Jeff Koons, Popeye, 2009-2011

We have all seen the balloon dog made of stainless steel. At least, all of us in Paris have because it was on the publicity material for the controversial exhibition in the Palais de Versailles. Up close, the dog, and indeed all the mirrored sculptures of this vein, are fascinating. They bring together the incompatible media of balloons and stainless steel. The two could not be more different: the one ephemeral, the other intransigent, the balloon inflatable, the steel so highly polished it becomes a mirrored surface that throws everything back on the spectator through reflection. Thanks to the curvature and number of the surfaces, the reflections are multiple, evasive, distorted, apparently commenting on the perversions of desire and consumerism.
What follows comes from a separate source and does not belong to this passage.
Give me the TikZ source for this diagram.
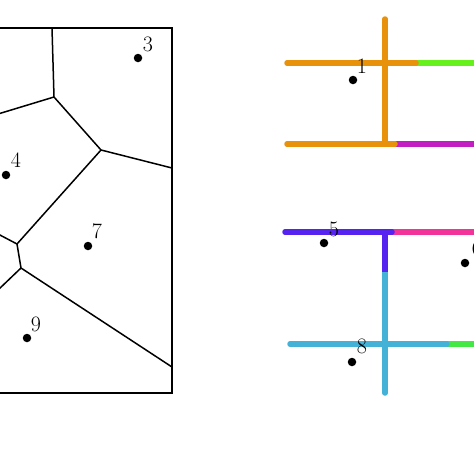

Jeff Koons, Michael Jackson and Bubbles, 1988
Stainless steel with all its connotations is made gorgeous, sumptuous, erotic in Koons' sculptures that are made of it, paintings that represent it and objects that use it. Like all of Koons' works, through such contradictions, the objects are made strange, unrecognizeable. A lifeboat made of cast iron, a middle class black family, bigger than life mantelpiece statuettes of Michael Jackson. The contradictions create tensions and never ending questions. At the same time that these figures, or an exquisite glass sculpture that is one of a number of reproductions of the artist having sex with his pornstar wife, make us laugh and ogle and desire, I kept sensing that I was the butt of the joke. There is something about Koons’ sculpture that reminds me of Dame Edna Everage’s wont to make us laugh at the expense of the ordinary men and women, who are in effect, us. Oversized porcelain kitsch sculptures, of the kind that grandma had on her mantelpiece might be funny on display at the Centre Pompidou, but they were held very dear in their original form and size.

Jeff Koons, Rabbit, 1986


In the ultimate layer of irony, Koons himself as an artist, porn star, actor, lover, is the target of the strongest satire. I remember studying Koons in an undergraduate class on postmodernism and I didn’t get it. I guess I needed to be immersed in the world of the satirization of the artist-as-self in order to fully understand the critique not only  of self, but the art gallery, the art world, and everyone who enters these social realms. I am not sure that this response is entirely in keeping with the spirit of the laugh Koons has at the world’s expense, but because there’s always another layer behind the obvious and the not so obvious, he doesn’t have all the say in how we interpret his art. And this of course, is what makes it exciting, brilliant and enduring.